Once passengers can board the flights, they will start with a two-hour ascent, ending about 19 miles above Earth. There, they can post about their experience on social media or send data, the company said.
The vehicle is intended to provide the only “near-zero emissions” path to the doorstep of space, Alaska Aerospace Corp. said.
“Neptune then makes a two-hour descent under the balloon and splashes down, where a ship retrieves the passengers” along with the capsule and balloon, the company said.
In Alaska, the “post-flight capsule recovery” would occur in the waters around Kodiak Island and the Aleutian Island chain, depending upon the seasonal wind patterns, the aerospace agency said.
Leaders of Space Perspective have experience with balloon flights.
“They did the StratEx flight in 2014 that took Google executive Alan Eustace to 136,000 feet under a balloon to break the world record for the highest balloon flight and spacedive,” the company said in an email. “They also founded World View Enterprises that uses stratospheric balloons for remote sensing and communications.”
An artist’s rendering of the capsule shows it looks like a giant Christmas ornament. The balloon design is derived from technology that NASA has used for decades for flying large research telescopes, the company said.
Space Perspective co-founders Jane Poynter and Taber MacCallum once lived inside and designed air, food and water systems for Biosphere 2, a prototype space base and research facility in Arizona, the company’s website says.

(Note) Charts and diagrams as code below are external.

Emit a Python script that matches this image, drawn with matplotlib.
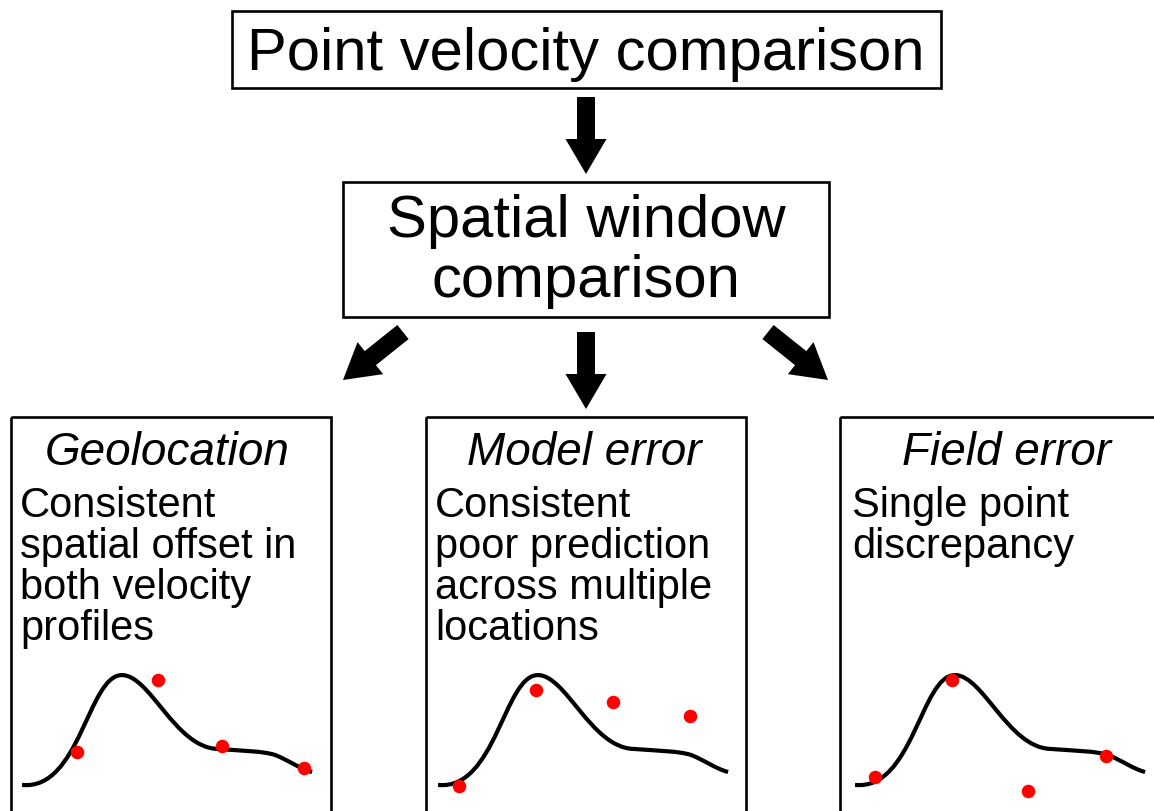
import matplotlib
matplotlib.use("Agg")
import matplotlib.pyplot as plt
from matplotlib.patches import Rectangle, FancyArrow, PathPatch
from matplotlib.path import Path

plt.rcParams["font.family"] = ["Liberation Sans", "DejaVu Sans"]

W, H = 1154, 812

# flow chart text
top_label = "Point velocity comparison"
mid_lines = ["Spatial window", "comparison"]
panel_titles = ["Geolocation", "Model error", "Field error"]
panel_body = [
    ["Consistent", "spatial offset in", "both velocity", "profiles"],
    ["Consistent", "poor prediction", "across multiple", "locations"],
    ["Single point", "discrepancy"],
]

# schematic velocity profile (bezier control points, distance vs velocity)
profile_x = [0, 1.93, 2.2, 3.33, 4.27, 5.1, 6.5, 7.43, 8.0, 8.43, 8.93, 9.27, 9.67]
profile_v = [0.47, 0.27, 4.13, 4.13, 4.13, 1.73, 1.67, 1.6, 1.6, 1.47, 1.27, 1.0, 0.9]

# observed point velocities in each panel
geo_x = [1.83, 4.53, 6.67, 9.4]
geo_v = [1.57, 3.97, 1.77, 1.03]
model_x = [0.7, 3.27, 5.83, 8.4]
model_v = [0.43, 3.63, 3.23, 2.77]
field_x = [0.67, 3.23, 5.77, 8.37]
field_v = [0.73, 3.97, 0.27, 1.43]
points = [(geo_x, geo_v), (model_x, model_v), (field_x, field_v)]

fig = plt.figure(figsize=(W / 100, H / 100), dpi=100)
ax = fig.add_axes([0, 0, 1, 1])
ax.set_xlim(0, W)
ax.set_ylim(H, 0)
ax.axis("off")

box_lw = 1.9

# top box
ax.add_patch(Rectangle((232, 12), 709, 77, fill=False, lw=box_lw, ec="black"))
ax.text(586, 70, top_label, fontsize=43, ha="center", va="baseline")

# middle box
ax.add_patch(Rectangle((343, 183), 486, 135, fill=False, lw=box_lw, ec="black"))
ax.text(586, 237, mid_lines[0], fontsize=43, ha="center", va="baseline")
ax.text(586, 297, mid_lines[1], fontsize=43, ha="center", va="baseline")

# arrows
arrow_kw = dict(width=18, head_width=41, head_length=35, length_includes_head=True,
                color="black", lw=0)
ax.add_patch(FancyArrow(586, 98, 0, 77, **arrow_kw))
ax.add_patch(FancyArrow(586, 333, 0, 77, **arrow_kw))
ax.add_patch(FancyArrow(403, 333, -60, 48, **arrow_kw))
ax.add_patch(FancyArrow(768, 333, 60, 48, **arrow_kw))

# bottom panels
box_left = [11, 426, 840]
title_cx = [167, 584, 1006]
text_left = [20, 435, 852]
curve_left = [22, 438, 855]
body_base = [517, 558, 599, 640]

codes = [Path.MOVETO] + [Path.CURVE4] * (len(profile_x) - 1)
for i in range(3):
    ax.add_patch(Rectangle((box_left[i], 418), 320, 430, fill=False, lw=box_lw, ec="black"))
    ax.text(title_cx[i], 465, panel_titles[i], fontsize=33, style="italic",
            ha="center", va="baseline")
    for j, line in enumerate(panel_body[i]):
        ax.text(text_left[i], body_base[j], line, fontsize=30, ha="left", va="baseline")

    pax = fig.add_axes([curve_left[i] / W, 1 - 800 / H, 300 / W, 135 / H])
    pax.set_xlim(0, 10)
    pax.set_ylim(0, 4.5)
    pax.axis("off")
    pax.patch.set_alpha(0)
    path = Path(list(zip(profile_x, profile_v)), codes)
    pax.add_patch(PathPatch(path, fill=False, lw=3, ec="black", capstyle="butt"))
    px, pv = points[i]
    pax.scatter(px, pv, s=95, color="#ff0000", zorder=3, clip_on=False, linewidths=0)

fig.savefig("out.png", dpi=100)
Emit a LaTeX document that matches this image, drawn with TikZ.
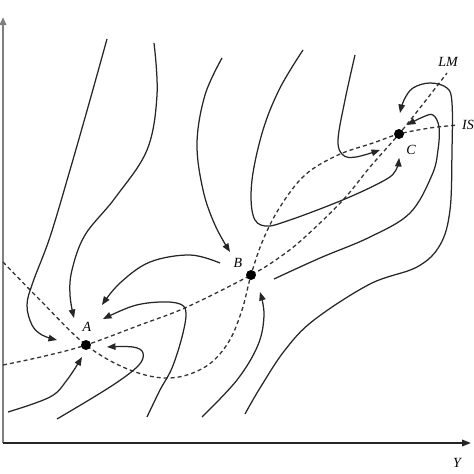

“We’re committed to fundamentally changing the way people have access to space — both to perform much-needed research to benefit life on Earth and to affect how we view and connect with our planet,” Poynter said.
The venture and plans are not pipe dreams, Lester said.
“Having a bigger capsule like the Spaceship Neptune is still to be developed,” Lester said.
But the technology is there.
“This is development of a capability they have already demonstrated,” he said.
Alaska Aerospace and Space Perspective will work together to test and refine spaceport operations and secure spaceflight licenses from the Federal Aviation Administration, the agency said.